No. A business is not automatically divided in every Texas divorce. Whether the business is subject to division depends on whether it is classified as community property, separate property, or partially divisible under Texas law. Courts may evaluate when the business was created, how it was funded, whether marital contributions increased its value, and whether reimbursement or tracing claims affect ownership interests.
Can a business started before marriage be divided in a divorce?
Potentially. A business started before marriage may still create divorce disputes even if it began as separate property. Courts may evaluate whether the business increased in value during marriage, whether marital funds were invested, whether either spouse contributed labor, and whether reimbursement claims or community property interests affect part of the business.
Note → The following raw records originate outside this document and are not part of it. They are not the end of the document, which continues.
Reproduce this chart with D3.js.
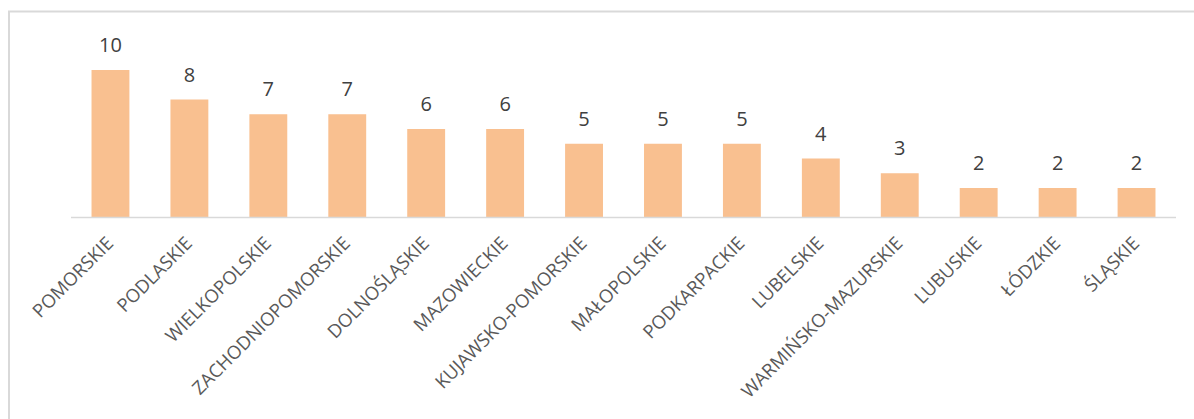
<!DOCTYPE html>
<html><head><meta charset="utf-8">
<script src="https://cdn.jsdelivr.net/npm/d3@7"></script>
<style>body{margin:0;background:#fff}svg{display:block}</style>
</head><body>
<script>
const categories = ["POMORSKIE","PODLASKIE","WIELKOPOLSKIE","ZACHODNIOPOMORSKIE","DOLNOŚLĄSKIE","MAZOWIECKIE","KUJAWSKO-POMORSKIE","MAŁOPOLSKIE","PODKARPACKIE","LUBELSKIE","WARMIŃSKO-MAZURSKIE","LUBUSKIE","ŁÓDZKIE","ŚLĄSKIE"];
const values = [10,8,7,7,6,6,5,5,5,4,3,2,2,2];

const W = 1194, H = 419;
const svg = d3.select("body").append("svg").attr("width", W).attr("height", H);

// chart border (cropped at right/bottom)
svg.append("rect").attr("x", 9).attr("y", 11.5).attr("width", 1200).attr("height", 420)
  .attr("fill", "none").attr("stroke", "#d9d9d9").attr("stroke-width", 2);

const x = d3.scaleBand().domain(categories).range([71, 1176]).paddingInner(0.52).paddingOuter(0.26);
const y = d3.scaleLinear().domain([0, 10]).range([217.5, 70]);

svg.selectAll("rect.bar").data(values).join("rect").attr("class", "bar")
  .attr("x", (d, i) => x(categories[i]))
  .attr("width", x.bandwidth())
  .attr("y", d => y(d))
  .attr("height", d => y(0) - y(d))
  .attr("fill", "#f9c090");

svg.append("line").attr("x1", 71).attr("x2", 1176).attr("y1", y(0)).attr("y2", y(0))
  .attr("stroke", "#d9d9d9").attr("stroke-width", 1.5);

svg.selectAll("text.val").data(values).join("text").attr("class", "val")
  .attr("x", (d, i) => x(categories[i]) + x.bandwidth() / 2)
  .attr("y", d => y(d) - 18)
  .attr("text-anchor", "middle")
  .attr("font-family", "Open Sans")
  .attr("font-size", 20)
  .attr("fill", "#404040")
  .text(d => d);

svg.selectAll("text.cat").data(categories).join("text").attr("class", "cat")
  .attr("transform", d => `translate(${x(d) + x.bandwidth() / 2 + 4},${y(0) + 27}) rotate(-45)`)
  .attr("text-anchor", "end")
  .attr("font-family", "Open Sans")
  .attr("font-size", 18.5)
  .attr("fill", "#595959")
  .text(d => d);
</script>
</body></html>
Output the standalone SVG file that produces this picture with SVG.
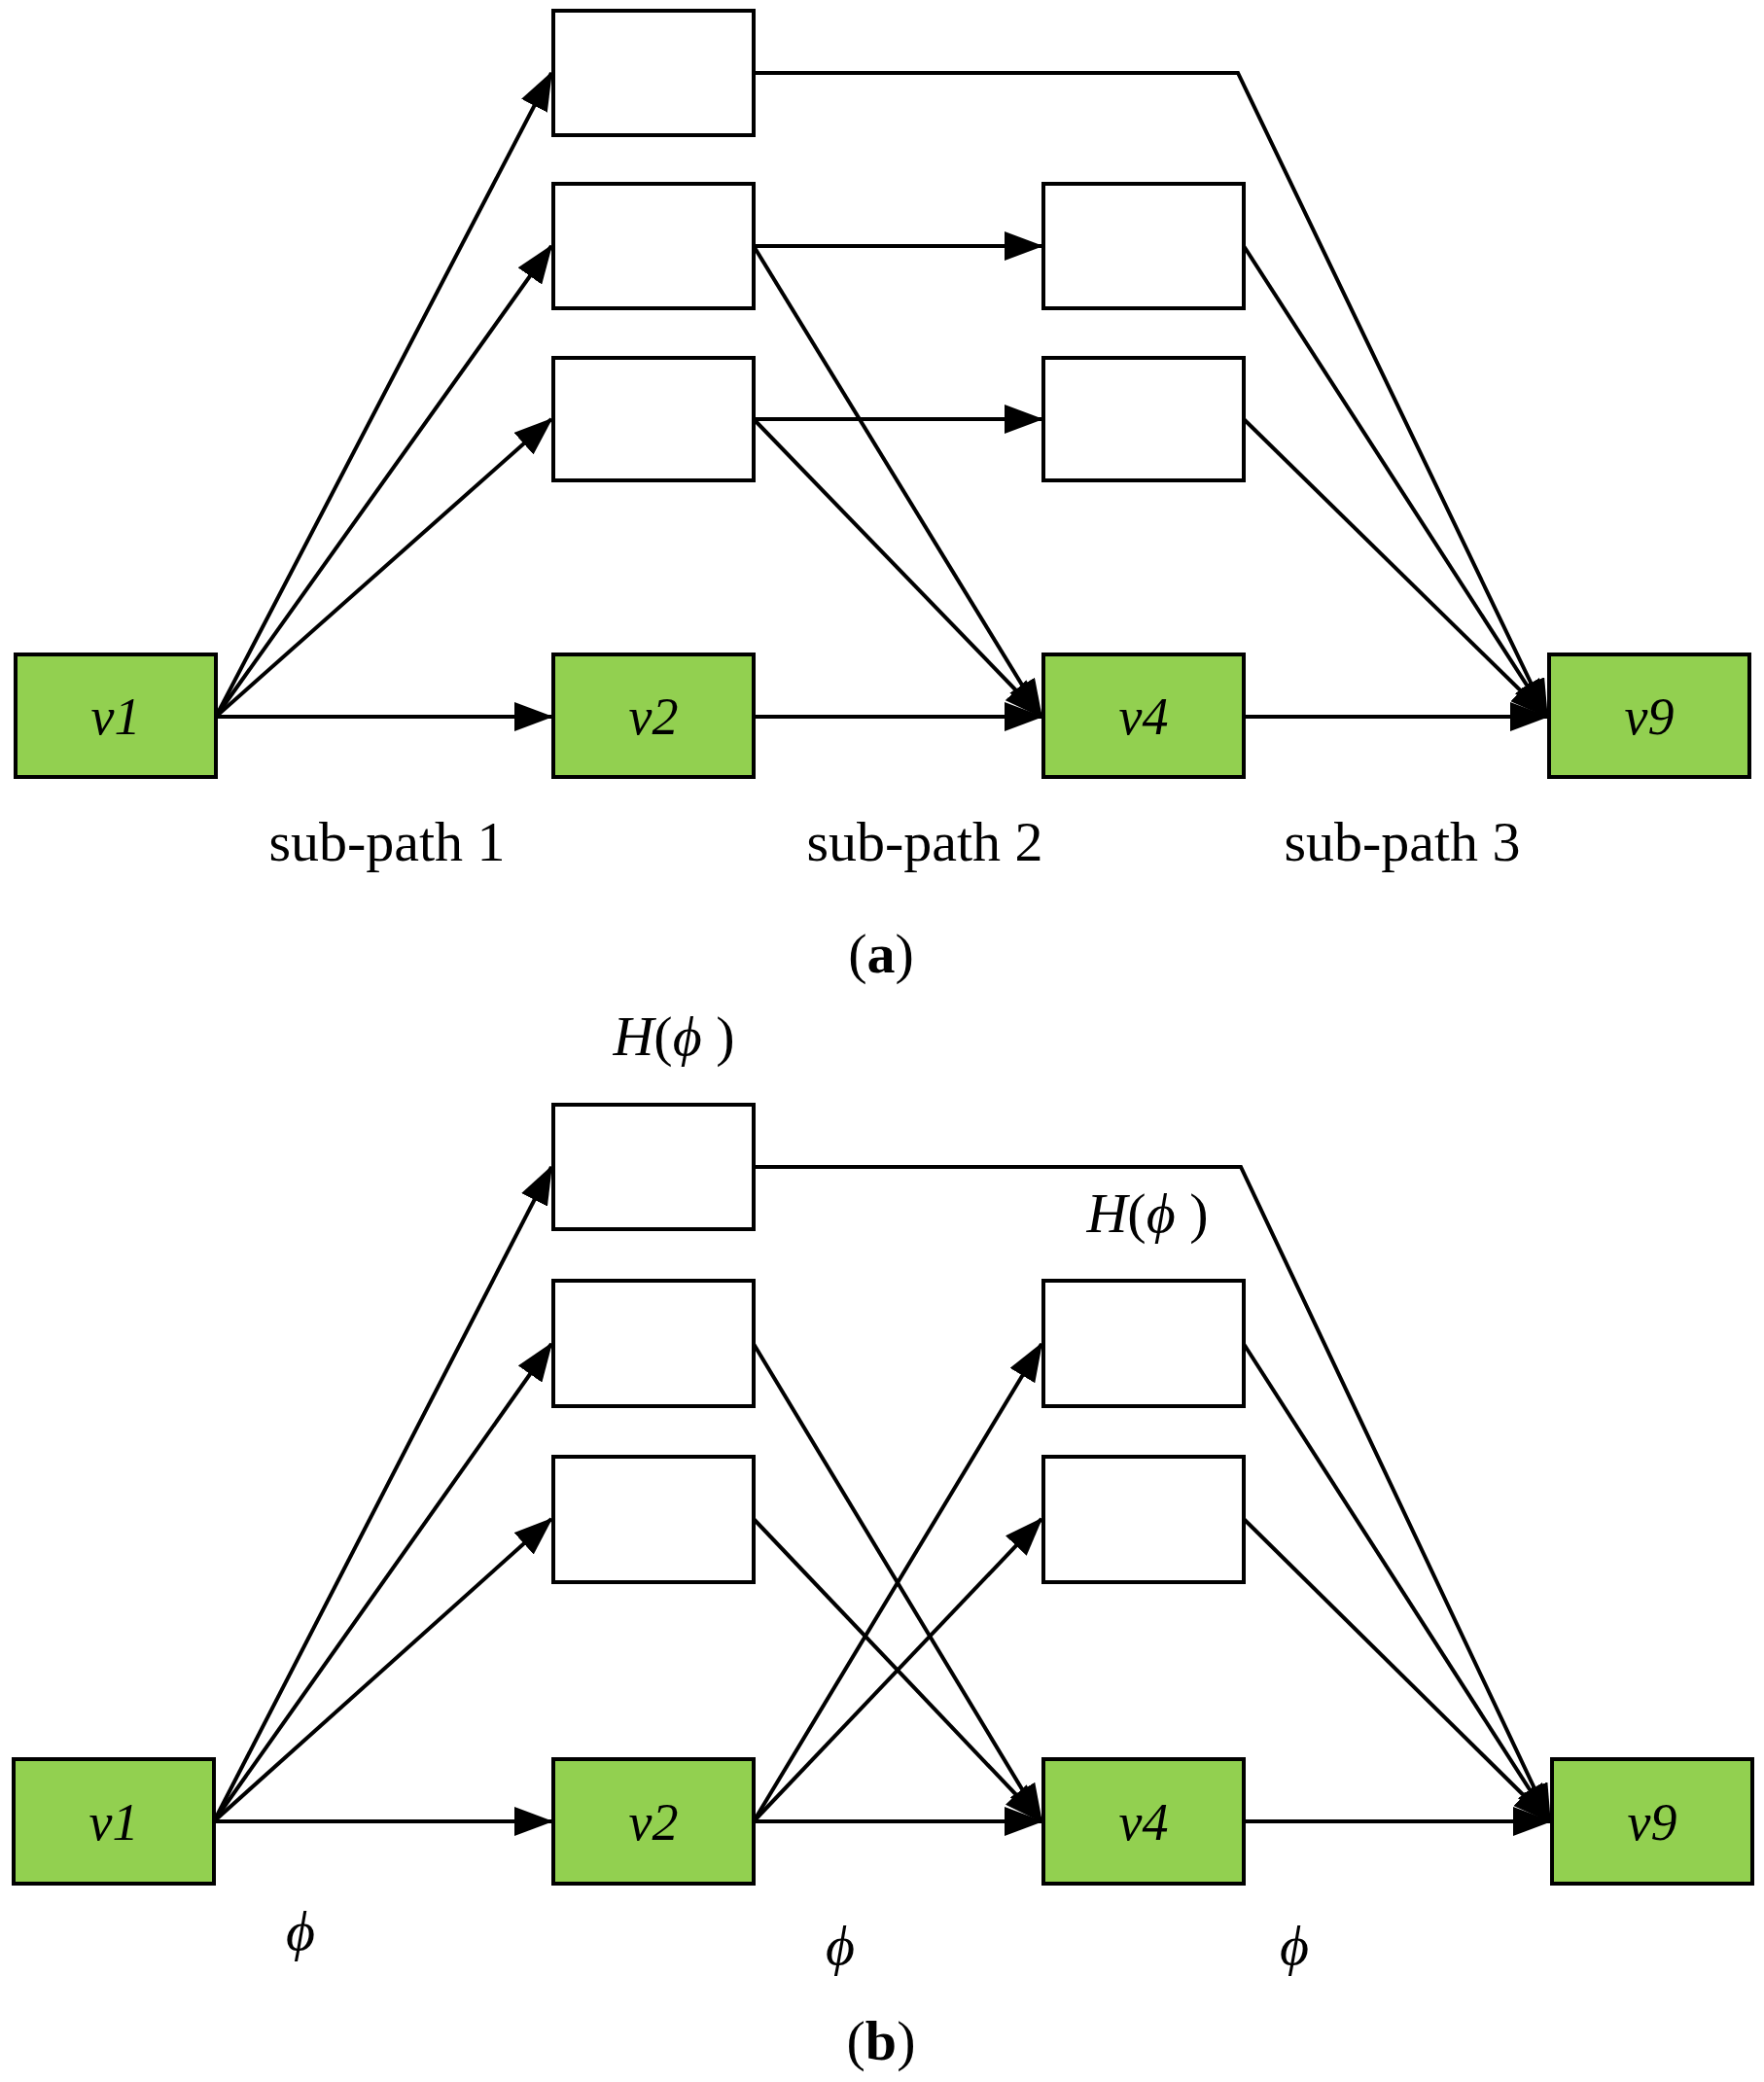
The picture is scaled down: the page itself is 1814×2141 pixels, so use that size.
<svg xmlns="http://www.w3.org/2000/svg" width="1814" height="2141" viewBox="0 0 1814 2141">
<style>
.n{fill:#fff;stroke:#000;stroke-width:4}
.g{fill:#92d050;stroke:#000;stroke-width:4}
.e{fill:none;stroke:#000;stroke-width:4}
.a{marker-end:url(#ah)}
text{font-family:"Liberation Serif",serif;fill:#000}
.v{font-size:54px;font-style:italic;text-anchor:middle}
.s{font-size:58px;text-anchor:middle}
</style>
<defs>
<marker id="ah" markerUnits="userSpaceOnUse" markerWidth="40" markerHeight="30" refX="38" refY="15" orient="auto">
<path d="M0,0 L40,15 L0,30 Z" fill="#000"/>
</marker>
</defs>
<rect width="1814" height="2141" fill="#fff"/>
<g id="edges-a">
<line class="e a" x1="222" y1="737" x2="567" y2="75"/>
<line class="e a" x1="222" y1="737" x2="567" y2="253"/>
<line class="e a" x1="222" y1="737" x2="567" y2="431"/>
<line class="e a" x1="222" y1="737" x2="567" y2="737"/>
<line class="e a" x1="775" y1="737" x2="1071" y2="737"/>
<line class="e a" x1="1279" y1="737" x2="1591" y2="737"/>
<line class="e a" x1="775" y1="253" x2="1071" y2="253"/>
<line class="e a" x1="775" y1="431" x2="1071" y2="431"/>
<line class="e a" x1="775" y1="253" x2="1071" y2="737"/>
<line class="e a" x1="775" y1="431" x2="1071" y2="737"/>
<polyline class="e a" points="775,75 1273,75 1591,737"/>
<line class="e a" x1="1279" y1="253" x2="1591" y2="737"/>
<line class="e a" x1="1279" y1="431" x2="1591" y2="737"/>
</g>
<g id="a-top"><rect class="n" x="569" y="11" width="206" height="128"/></g>
<g id="a-mid1"><rect class="n" x="569" y="189" width="206" height="128"/></g>
<g id="a-mid2"><rect class="n" x="569" y="368" width="206" height="126"/></g>
<g id="a-r1"><rect class="n" x="1073" y="189" width="206" height="128"/></g>
<g id="a-r2"><rect class="n" x="1073" y="368" width="206" height="126"/></g>
<g id="a-v1"><rect class="g" x="16" y="673" width="206" height="126"/><text class="v" x="119" y="755">v1</text></g>
<g id="a-v2"><rect class="g" x="569" y="673" width="206" height="126"/><text class="v" x="672" y="755">v2</text></g>
<g id="a-v4"><rect class="g" x="1073" y="673" width="206" height="126"/><text class="v" x="1176" y="755">v4</text></g>
<g id="a-v9"><rect class="g" x="1593" y="673" width="206" height="126"/><text class="v" x="1696" y="755">v9</text></g>
<text class="s" x="398" y="885">sub-path 1</text>
<text class="s" x="951" y="885">sub-path 2</text>
<text class="s" x="1442" y="885">sub-path 3</text>
<text class="s" x="906" y="1000">(<tspan font-weight="bold">a</tspan>)</text>

<g id="edges-b">
<line class="e a" x1="220" y1="1873" x2="567" y2="1200"/>
<line class="e a" x1="220" y1="1873" x2="567" y2="1382"/>
<line class="e a" x1="220" y1="1873" x2="567" y2="1562"/>
<line class="e a" x1="220" y1="1873" x2="567" y2="1873"/>
<line class="e a" x1="775" y1="1873" x2="1071" y2="1873"/>
<line class="e a" x1="1279" y1="1873" x2="1594" y2="1873"/>
<line class="e a" x1="775" y1="1873" x2="1071" y2="1382"/>
<line class="e a" x1="775" y1="1873" x2="1071" y2="1562"/>
<line class="e a" x1="775" y1="1382" x2="1071" y2="1873"/>
<line class="e a" x1="775" y1="1562" x2="1071" y2="1873"/>
<polyline class="e a" points="775,1200 1276,1200 1594,1873"/>
<line class="e a" x1="1279" y1="1382" x2="1594" y2="1873"/>
<line class="e a" x1="1279" y1="1562" x2="1594" y2="1873"/>
</g>
<g id="b-top"><rect class="n" x="569" y="1136" width="206" height="128"/></g>
<g id="b-mid1"><rect class="n" x="569" y="1317" width="206" height="129"/></g>
<g id="b-mid2"><rect class="n" x="569" y="1498" width="206" height="129"/></g>
<g id="b-r1"><rect class="n" x="1073" y="1317" width="206" height="129"/></g>
<g id="b-r2"><rect class="n" x="1073" y="1498" width="206" height="129"/></g>
<g id="b-v1"><rect class="g" x="14" y="1809" width="206" height="128"/><text class="v" x="117" y="1892">v1</text></g>
<g id="b-v2"><rect class="g" x="569" y="1809" width="206" height="128"/><text class="v" x="672" y="1892">v2</text></g>
<g id="b-v4"><rect class="g" x="1073" y="1809" width="206" height="128"/><text class="v" x="1176" y="1892">v4</text></g>
<g id="b-v9"><rect class="g" x="1596" y="1809" width="206" height="128"/><text class="v" x="1699" y="1892">v9</text></g>
<text class="s" x="693" y="1085"><tspan font-style="italic">H</tspan>(<tspan font-style="italic">ϕ</tspan> )</text>
<text class="s" x="1180" y="1267"><tspan font-style="italic">H</tspan>(<tspan font-style="italic">ϕ</tspan> )</text>
<text class="s" x="309" y="2005" font-style="italic">ϕ</text>
<text class="s" x="864" y="2020" font-style="italic">ϕ</text>
<text class="s" x="1331" y="2020" font-style="italic">ϕ</text>
<text class="s" x="906" y="2118">(<tspan font-weight="bold">b</tspan>)</text>
</svg>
How is a business valued during divorce in Texas?
Business valuation during divorce typically involves reviewing financial records, liabilities, ownership percentages, market comparisons, and projected future earnings. The valuation method used may vary depending on the type of business and disputed financial issues. In many business owner divorce Texas cases, valuation experts are used to determine the company’s fair market value.
What if my spouse hides business income during divorce?
If you believe your spouse is hiding business income during divorce, additional financial investigation may be necessary. This may include reviewing tax returns, accounting records, bank statements, expense reports, and transaction histories to determine whether business income is being underreported. Hidden income concerns may also require forensic accounting or formal discovery requests.
Why does legal representation matter in business-owner divorce cases?
Legal representation matters in business-owner divorce cases because business ownership often affects valuation, financial disclosures, property classification, and settlement strategy. A lawyer can help evaluate whether proposed business valuations are reasonable, whether income appears accurately reported, and whether the division of business-related assets fairly reflects your financial interests.